Much of what the City of London's finest and best-paid minds spent the past 20 years doing was, it turns out, "socially useless," according to Adair Turner, the man with the job of banging heads together in London's financial district, often called the City, and preventing another credit crunch.
To many living beyond the glamour of the City, that may seem obvious, but Turner's strongly worded intervention last week was a welcome first step in a much-needed debate about what sort of economy - and society - we want.
Asking questions like this first, instead of leaving them to be decided by millions of tiny decisions in the market, is one lesson we should bring to the current crisis from the work of John Maynard Keynes, according to a new book, Keynes, the Return of the Master, by Robert Skidelsky, author of the authoritative biography of the 20th century's greatest economist.
Skidelsky argues forcefully for the timely reappearance of his hero on the intellectual scene. With "fiscal stimulus", as it is now known, flavour of the month on both sides of the Atlantic, Keynes is already having a great credit crunch.
As Skidelsky points out, he was also rightly sceptical of over-confident economic modellers and the mathematisation of his subject - two of the faults that arguably helped get us into this mess.
However, Skidelsky also makes a determined foray into territory that was familiar to Keynes but is now considered irrelevant, perhaps even embarrassing, by many contemporary economists: ethics and morality.
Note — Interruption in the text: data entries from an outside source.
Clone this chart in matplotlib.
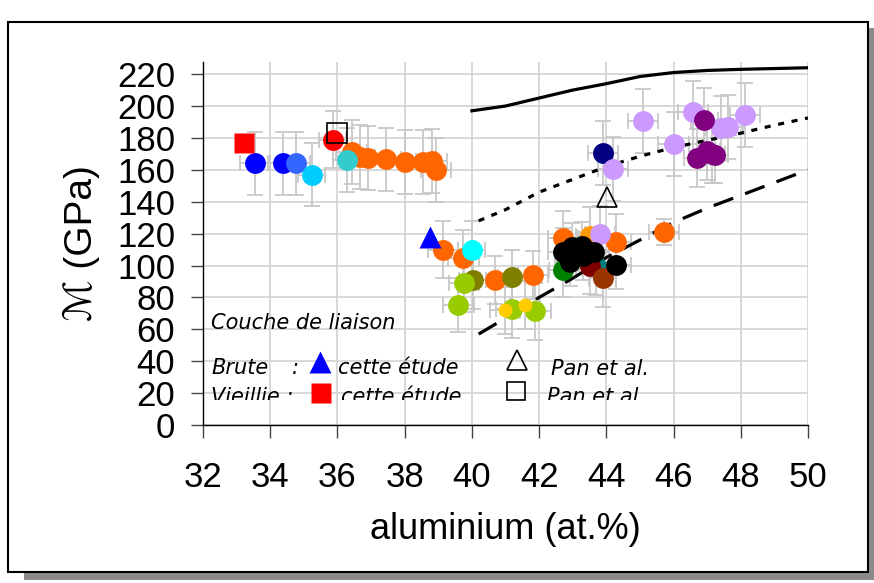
import matplotlib
matplotlib.use("Agg")
import matplotlib.pyplot as plt
from matplotlib.patches import Rectangle
from matplotlib.lines import Line2D
from matplotlib.transforms import Bbox, TransformedBbox

# ---------------- data ----------------
x_ticks = [32, 34, 36, 38, 40, 42, 44, 46, 48, 50]
y_ticks = [0, 20, 40, 60, 80, 100, 120, 140, 160, 180, 200, 220]

# model curves
solid_x = [40, 41, 42, 43, 44, 45, 46, 47, 48, 50]
solid_y = [197, 200, 205, 210, 214, 218.5, 221, 222.3, 223, 224]
dotted_x = [40.2, 41, 42, 43, 44, 45, 46, 47, 48, 49, 50]
dotted_y = [128, 135, 146, 154, 162, 168.5, 174, 178.5, 183, 188, 192.5]
dashed_x = [40.2, 41, 42, 43, 44, 45, 46, 47, 48, 49, 50]
dashed_y = [57, 67, 80, 92, 105, 116, 127, 136, 144, 152, 160]

# circle series
blue_x = [33.55, 34.39]; blue_y = [164, 164]
royal_x = [34.77]; royal_y = [164]
sky_x = [35.23]; sky_y = [157]
redc_x = [35.86]; redc_y = [179]
turq_x = [36.28]; turq_y = [166]
orange_x = [36.42, 36.67, 36.92, 37.43, 38.01, 38.54, 38.80, 38.93,
            39.15, 39.75, 40.69, 41.81, 42.72, 44.29, 45.72]
orange_y = [171, 168, 167.5, 166.5, 165, 165, 165.5, 160,
            110, 104.5, 91, 94, 117, 114.5, 121]
cyan_x = [39.99]; cyan_y = [110]
olive_x = [40.02, 41.18]; olive_y = [91, 92.8]
ygreen_x = [39.77, 39.60, 41.18, 41.89]; ygreen_y = [89, 75, 72.8, 71.2]
gold_x = [40.99, 41.58]; gold_y = [71.8, 75]
green_x = [42.70]; green_y = [97.4]
teal_x = [43.70]; teal_y = [99.5]
dred_x = [43.51]; dred_y = [100]
brown_x = [43.89]; brown_y = [92]
orange2_x = [43.51]; orange2_y = [118.5]
lav_x = [43.81, 44.19, 45.10, 46.00, 46.57, 47.41, 47.63, 48.13]
lav_y = [119.5, 160.5, 190.5, 176.3, 196, 186, 187, 194.5]
navy_x = [43.89]; navy_y = [170.5]
purple_x = [46.91, 46.71, 46.99, 47.13, 47.23]
purple_y = [191.5, 167.5, 171.5, 170, 169.5]
black_x = [44.29, 42.72, 42.97, 43.27, 43.62, 42.92, 43.31]
black_y = [100.3, 108.3, 111.5, 112.5, 108.3, 102, 106.2]

# error sizes
blue_xe = [0.45, 0.45]; blue_ye = [20, 20]
royal_xe = [0.4]; royal_ye = [20]
sky_xe = [0.4]; sky_ye = [20]
redc_xe = [0.4]; redc_ye = [18]
turq_xe = [0.4]; turq_ye = [20]
orange_xe = [0.45] * 15
orange_ye = [20, 20, 20, 20, 20, 20, 20, 20, 18, 18, 15, 15, 17, 18, 8]
cyan_xe = [0.4]; cyan_ye = [18]
olive_xe = [0.4, 0.4]; olive_ye = [18, 17]
ygreen_xe = [0.45, 0.45, 0.45, 0.45]; ygreen_ye = [18, 17, 18, 18]
gold_xe = [0.45, 0.45]; gold_ye = [15, 15]
green_xe = [0.4]; green_ye = [17]
teal_xe = [0.4]; teal_ye = [18]
dred_xe = [0.4]; dred_ye = [18]
brown_xe = [0.4]; brown_ye = [18]
orange2_xe = [0.4]; orange2_ye = [18]
lav_xe = [0.45] * 8; lav_ye = [18, 20, 20, 20, 20, 20, 20, 20]
navy_xe = [0.45]; navy_ye = [20]
purple_xe = [0.4] * 5; purple_ye = [20, 18, 18, 18, 18]
black_xe = [0.45] * 7; black_ye = [15, 15, 15, 15, 15, 15, 15]

# single-symbol points
bt_x = [38.74]; bt_y = [117.9]      # Brute, this study (filled triangle)
vs_x = [33.23]; vs_y = [177]        # Vieillie, this study (filled square)
pt_x = [44.03]; pt_y = [143]        # Brute, Pan et al. (open triangle)
ps_x = [36.0]; ps_y = [183]         # Vieillie, Pan et al. (open square)

# ---------------- figure ----------------
W, H = 874, 583
fig = plt.figure(figsize=(W / 100, H / 100), dpi=100)
fig.patch.set_facecolor("white")


def P(px, py):
    return px / W, 1 - py / H


# outer frame with shadow
fig.patches.append(Rectangle(P(24, 580), 850 / W, 552 / H, transform=fig.transFigure,
                             facecolor="#8a8a8a", edgecolor="none", zorder=0))
fig.patches.append(Rectangle(P(8, 572), 860 / W, 550 / H, transform=fig.transFigure,
                             facecolor="white", edgecolor="black", lw=1.5, zorder=1))

l, b = P(203, 425)
r, t = P(808, 62)
ax = fig.add_axes([l, b, r - l, t - b])
ax.set_zorder(2)
ax.patch.set_alpha(0)
ax.set_xlim(32, 50)
ax.set_ylim(0, 227.6)
ax.set_xticks(x_ticks)
ax.set_yticks(y_ticks)
ax.grid(True, color="#d2d2d2", lw=1.2, zorder=0)
ax.set_axisbelow(True)
for s in ["top", "right"]:
    ax.spines[s].set_visible(False)
for s in ["left", "bottom"]:
    ax.spines[s].set_linewidth(1.0)
    ax.spines[s].set_color("black")
ax.tick_params(axis="both", direction="out", length=9, width=1.0, color="#444444",
               labelsize=25)
ax.tick_params(axis="x", pad=17)
ax.tick_params(axis="y", pad=11)
for lab in ax.get_xticklabels() + ax.get_yticklabels():
    lab.set_family(["Liberation Sans", "DejaVu Sans"])

ax.set_xlabel("aluminium (at.%)", fontsize=26, family=["Liberation Sans", "DejaVu Sans"],
              labelpad=13)
ax.set_ylabel("ℳ (GPa)", fontsize=28, family=["Liberation Sans", "DejaVu Sans"],
              labelpad=12)

# model curves
ax.plot(solid_x, solid_y, color="black", lw=2.3, zorder=3)
ax.plot(dotted_x, dotted_y, color="black", lw=2.3, dashes=[1.9, 2.4], zorder=3)
ax.plot(dashed_x, dashed_y, color="black", lw=2.3, dashes=[6.5, 4], zorder=3)

MS = 15
series = [
    (orange_x, orange_y, orange_xe, orange_ye, "#FF6600", MS),
    (blue_x, blue_y, blue_xe, blue_ye, "#0000FF", MS),
    (royal_x, royal_y, royal_xe, royal_ye, "#3366FF", MS),
    (sky_x, sky_y, sky_xe, sky_ye, "#00CCFF", MS),
    (redc_x, redc_y, redc_xe, redc_ye, "#FF0000", MS),
    (turq_x, turq_y, turq_xe, turq_ye, "#33CCCC", MS),
    (cyan_x, cyan_y, cyan_xe, cyan_ye, "#00FFFF", MS),
    (olive_x, olive_y, olive_xe, olive_ye, "#808000", MS),
    (ygreen_x, ygreen_y, ygreen_xe, ygreen_ye, "#99CC00", MS),
    (gold_x, gold_y, gold_xe, gold_ye, "#FFCC00", 10),
    (green_x, green_y, green_xe, green_ye, "#008000", MS),
    (teal_x, teal_y, teal_xe, teal_ye, "#008080", MS),
    (dred_x, dred_y, dred_xe, dred_ye, "#800000", MS),
    (brown_x, brown_y, brown_xe, brown_ye, "#993300", MS),
    (orange2_x, orange2_y, orange2_xe, orange2_ye, "#FF9900", MS),
    (navy_x, navy_y, navy_xe, navy_ye, "#000080", MS),
    (lav_x, lav_y, lav_xe, lav_ye, "#CC99FF", MS),
    (purple_x, purple_y, purple_xe, purple_ye, "#800080", MS),
    (black_x, black_y, black_xe, black_ye, "#000000", MS),
]

# error bars first (behind all markers)
for xs, ys, xe, ye, c, ms in series:
    ax.errorbar(xs, ys, xerr=xe, yerr=ye, fmt="none", ecolor="#c8c8c8",
                elinewidth=1.3, capsize=6, capthick=1.3, zorder=2)
z = 4
for xs, ys, xe, ye, c, ms in series:
    ax.plot(xs, ys, "o", color=c, ms=ms, mec="none", zorder=z)
    z += 0.01

ax.plot(bt_x, bt_y, "^", color="#0000FF", ms=16, mec="none", zorder=5)
ax.plot(vs_x, vs_y, "s", color="#FF0000", ms=14.5, mec="none", zorder=5)
ax.plot(pt_x, pt_y, "^", color="none", ms=15, mec="black", mew=1.2, zorder=5)
ax.plot(ps_x, ps_y, "s", color="none", ms=14, mec="black", mew=1.2, zorder=5)

# legend block (text annotation), bottom row clipped like the original box
clip = TransformedBbox(Bbox([[0, 1 - 399.5 / H], [1, 1]]), fig.transFigure)
fnt = dict(fontsize=15, style="italic", family=["DejaVu Sans"], va="baseline",
           ha="left", zorder=6)


def txt(px, py, s):
    tt = fig.text(*P(px, py), s, **fnt)
    tt.set_clip_box(clip)
    tt.set_clip_on(True)
    return tt


txt(211, 329, "Couche de liaison")
txt(211, 374, "Brute")
txt(292, 374, ":")
txt(338, 374, "cette étude")
txt(551, 375, "Pan et al.")
txt(211, 403, "Vieillie :")
txt(341, 403, "cette étude")
txt(547, 403, "Pan et al.")

fig.lines.append(Line2D([P(320, 362)[0]], [P(320, 362)[1]], marker="^", ms=16,
                        color="#0000FF", mec="none", transform=fig.transFigure))
fig.lines.append(Line2D([P(320.5, 393)[0]], [P(320.5, 393)[1]], marker="s", ms=14,
                        color="#FF0000", mec="none", transform=fig.transFigure))
fig.lines.append(Line2D([P(516.5, 360)[0]], [P(516.5, 360)[1]], marker="^", ms=15,
                        color="none", mec="black", mew=1.2, transform=fig.transFigure))
fig.lines.append(Line2D([P(516, 391)[0]], [P(516, 391)[1]], marker="s", ms=13.5,
                        color="none", mec="black", mew=1.2, transform=fig.transFigure))

fig.savefig("out.png", dpi=100)
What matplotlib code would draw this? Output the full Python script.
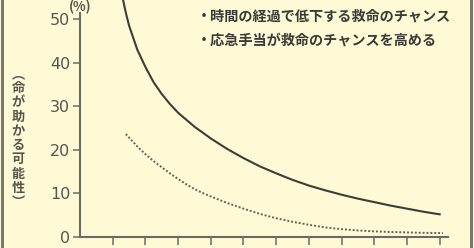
import matplotlib.pyplot as plt
from matplotlib.lines import Line2D

plt.rcParams['font.family'] = ['Noto Sans CJK JP', 'DejaVu Sans']

# 時間の経過で低下する救命のチャンス
t_solid = [1.3, 1.4, 1.5, 1.75, 2.0, 2.25, 2.5, 2.75, 3.0, 3.5, 4.0, 4.5, 5.0,
           5.5, 6.0, 6.5, 7.0, 7.5, 8.0, 8.5, 9.0, 9.5, 10.0, 10.5, 11.0]
v_solid = [55, 51.5, 48.5, 43, 39, 35.5, 32.8, 30.5, 28.5, 25.3, 22.6, 20.2, 18.1,
           16.2, 14.6, 13.1, 11.8, 10.7, 9.7, 8.8, 8.0, 7.2, 6.5, 5.8, 5.2]

# 応急手当が救命のチャンスを高める
t_dot = [1.4, 1.6, 1.8, 2.0, 2.25, 2.5, 2.75, 3.0, 3.25, 3.5, 3.75, 4.0, 4.5,
         5.0, 5.5, 6.0, 6.5, 7.0, 7.5, 8.0, 8.5, 9.0, 9.5, 10.0, 10.5, 11.1]
v_dot = [23.6, 22.0, 20.4, 19.0, 17.4, 16.0, 14.6, 13.3, 12.1, 11.0, 10.1, 9.3, 7.8,
         6.5, 5.3, 4.3, 3.5, 2.8, 2.2, 1.8, 1.5, 1.3, 1.15, 1.05, 0.95, 0.9]

y_ticks = [0, 10, 20, 30, 40, 50]
x_ticks = list(range(1, 12))

bg = '#fffad6'
axis_col = '#6b6b66'

fig = plt.figure(figsize=(4.74, 2.48), dpi=100)
fig.patch.set_facecolor(bg)
ax = fig.add_axes([80 / 474, 11 / 248, 11.7 * 32.7 / 474, 237 / 248])
ax.set_facecolor(bg)

ax.plot(t_solid, v_solid, color='#3c3c3a', lw=1.5, solid_joinstyle='round')
ax.plot(t_dot, v_dot, color='#626256', lw=1.4, linestyle=(0, (1, 1)))

ax.set_xlim(0, 11.7)
ax.set_ylim(0, 237 / 4.36)
for s in ['top', 'right']:
    ax.spines[s].set_visible(False)
for s in ['left', 'bottom']:
    ax.spines[s].set_color(axis_col)
    ax.spines[s].set_linewidth(1.5)
ax.spines['left'].set_bounds(0, 51.4)
ax.spines['bottom'].set_bounds(0, 11.25)

ax.set_yticks(y_ticks)
ax.set_yticklabels([str(v) for v in y_ticks], fontsize=11.5, color='#555550',
                   family='DejaVu Sans')
ax.set_xticks(x_ticks)
ax.set_xticklabels([])
ax.tick_params(axis='y', length=5, width=1.1, color=axis_col, pad=2)
ax.tick_params(axis='x', length=6, width=1.1, color=axis_col)

fig.text(80 / 474, 1.0, '(%)', ha='center', va='top',
         fontsize=9.5, color='#555550', fontweight='bold')

fig.text(18 / 474, 1 - 138 / 248,
         '︵\n命\nが\n助\nか\nる\n可\n能\n性\n︶',
         ha='center', va='center', fontsize=9.5, color='#555550',
         linespacing=1.02, fontweight='bold')

fig.text(197 / 474, 1 - 17 / 248, '・時間の経過で低下する救命のチャンス',
         ha='left', va='center', fontsize=10.2, color='#3a3a38',
         fontweight='bold')
fig.text(197 / 474, 1 - 41 / 248, '・応急手当が救命のチャンスを高める',
         ha='left', va='center', fontsize=10.2, color='#3a3a38',
         fontweight='bold')

# frame lines at the sides
fig.add_artist(Line2D([2 / 474, 2 / 474], [0, 1], color='#7a7a74', lw=2.2,
                      transform=fig.transFigure))
fig.add_artist(Line2D([471 / 474, 471 / 474], [0, 1], color='#7a7a74', lw=2.2,
                      transform=fig.transFigure))

fig.savefig('out.png', dpi=100, facecolor=bg)
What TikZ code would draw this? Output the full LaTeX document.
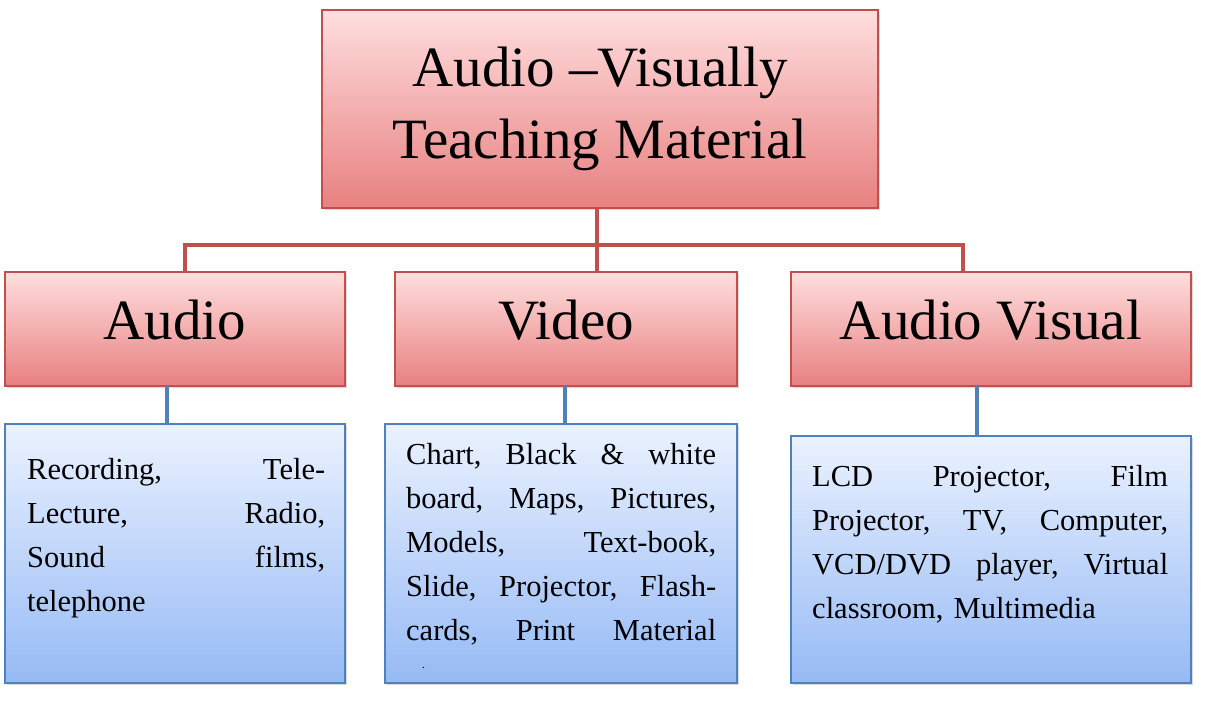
\documentclass[tikz,border=0pt]{standalone}
\usepackage{fontspec}
\setmainfont{Liberation Serif}
\usetikzlibrary{shadows}
\definecolor{redline}{RGB}{192,80,77}
\definecolor{blueline}{RGB}{79,129,189}
\tikzset{
  redbox/.style={draw=redline,line width=1.5pt,top color={rgb,255:red,255;green,222;blue,222},bottom color={rgb,255:red,232;green,128;blue,128},drop shadow={shadow xshift=2pt,shadow yshift=-2pt,opacity=0.3}},
  bluebox/.style={draw=blueline,line width=1.5pt,top color={rgb,255:red,235;green,242;blue,255},bottom color={rgb,255:red,150;green,186;blue,245},drop shadow={shadow xshift=2pt,shadow yshift=-2pt,opacity=0.3}},
  rcon/.style={draw=redline,line width=4pt},
  bcon/.style={draw=blueline,line width=4pt},
  btext/.style={anchor=north west,inner sep=0pt,align=left,font=\fontsize{30.5}{44}\selectfont}
}
\begin{document}
\begin{tikzpicture}[x=1pt,y=-1pt]
\useasboundingbox (0,0) rectangle (1205,701);
% connectors
\coordinate (tb) at (597,208);
\coordinate (j) at (597,245);
\draw[rcon] (tb) -- (j);
\draw[rcon] (185,272) -- (185,245) -- (963,245) -- (963,272);
\draw[rcon] (j) -- (597,272);
% top
\path[redbox] (322,10) rectangle (878,208);
\node (top) at (600,109) [align=center,font=\fontsize{57}{72}\selectfont] {Audio –Visually\\Teaching Material};
% second row
\path[redbox] (5,272) rectangle (345,386);
\node (a) at (175,320) [font=\fontsize{57}{64}\selectfont] {Audio};
\path[redbox] (395,272) rectangle (737,386);
\node (v) at (566,320) [font=\fontsize{57}{64}\selectfont] {Video};
\path[redbox] (791,272) rectangle (1191,386);
\node (av) at (991,320) [font=\fontsize{57}{64}\selectfont] {Audio Visual};
% blue connectors
\draw[bcon] (167,386) -- (167,424);
\draw[bcon] (565,386) -- (565,424);
\draw[bcon] (977,386) -- (977,436);
% blue boxes
\path[bluebox] (5,424) rectangle (345,683);
\path[bluebox] (385,424) rectangle (737,683);
\path[bluebox] (791,436) rectangle (1191,683);
\node[btext,text width=298pt] (at) at (27,458) {Recording,\hfill Tele-\\Lecture,\hfill Radio,\\Sound\hfill films,\\telephone};
\begin{scope}
\clip (385,424) rectangle (737,667);
\node[btext,text width=310pt] (vt) at (406,443) {Chart,\hfill Black\hfill \&\hfill white\\board,\hfill Maps,\hfill Pictures,\\Models,\hfill Text-book,\\Slide,\hfill Projector,\hfill Flash-\\cards,\hfill Print\hfill Material\\etc.};
\end{scope}
\node[btext,text width=356pt] (avt) at (812,465) {LCD\hfill Projector,\hfill Film\\Projector,\hfill TV,\hfill Computer,\\VCD/DVD\hfill player,\hfill Virtual\\classroom, Multimedia};
\end{tikzpicture}
\end{document}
Keynes would have been unlikely to join the orgy of banker-bashing that has consumed politicians and commentators, but might have had much to say about the direction of a society that made a series of conscious decisions, beginning under Margaret Thatcher, but enthusiastically picked up by Tony Blair and Gordon Brown, to unleash the money-makers - allegedly to the benefit of the rest of us - with scant consideration of the consequences.
Skidelsky shrewdly explores the tension, never satisfactorily resolved by Keynes himself, between the economist's belief that capitalism and the profit motive were the best and fastest way to accumulate sufficient wealth to create a society whose citizens could experience more of the good things in life, and his disdain for "love of money" - miserliness, or the pursuit of riches for their own sake.
When money-making is regarded as a means, not an end, there is something topsy-turvy about the past decade, when climbing the "property ladder" and safeguarding the spoils from the tax man became the subjects of endless TV shows and a million conversations.
Skidelsky quotes the British Chancellor (finance minister) Alistair Darling's observation that "the key thing that went wrong was that a culture was allowed to develop over the last 15 years or so where the relationship between what people did and what they got went way out of alignment, especially at the top end".
As Skidelsky points, out, the Chancellor is clearly hinting that something is wrong with the morals of contemporary Britain - but as a politician in an age when public preaching has long gone out of fashion, he is reluctant to say so.
"Being an intellectual, Keynes had no such inhibition. He was a philosopher and moralist as well as an economist. And he never ceased to question the purposes of economic activity," Skidelsky says.
Keynes's belief, as summarised by Skidelsky, was that, "to make the world ethically better was the only justifiable purpose of economic striving", a notion that would seem sentimental at best to the average hard-nosed economist today.
In the view of Keynes and his fellow Bloomsberries, it was not for economics - or markets - to determine what should constitute the "good life": how people should divide their time between work and leisure; what activities they should pursue; how they should treat each other.
But ethics and morality have retreated to the edges of public debate, and economic thinking - the market as the impartial aggregator of millions of individual wants - has surged into the vacuum. After the "end of ideology" that followed the collapse of communism, freedom came to mean economic liberation - American jeans and high-tech gadgets.
Fuzzy and impossible-to-model concepts such as "fairness" have been driven out of economics, which has become technocratic, mathematical and pseudo-scientific. At the same time, market thinking has expanded its reach deep into political questions.
Financial free-for-all in the City, aided and abetted by light touch regulation and the lionising of the money men, has only been the most egregious example of this marketisation of public policy.
From the idea that creating a quasi-market among schools will make them educate kids better, to the unilateral "liberalisation" of UK energy markets, leaving bill-payers hostage to the state-owned utilities of continental Europe, to the let-the-market-provide approach to pension provision that has left many millions of retirees struggling to make ends meet, market thinking has swept in across the board.
As yet, there has been little acknowledgment from government or opposition - let alone academic economists - that the values that underlay the past few years, as well as the theories, were catastrophically awry.
In that context, Turner's argument, in Prospect magazine, that the City had become "swollen," sucking in talented youngsters, and at least some of the recent "innovations" in finance of which Britain was so proud were in fact "socially useless," was refreshing.
It's about time our politicians told us how they will mould high finance and the economy to benefit of the rest of us. It's time to re-moralise economics.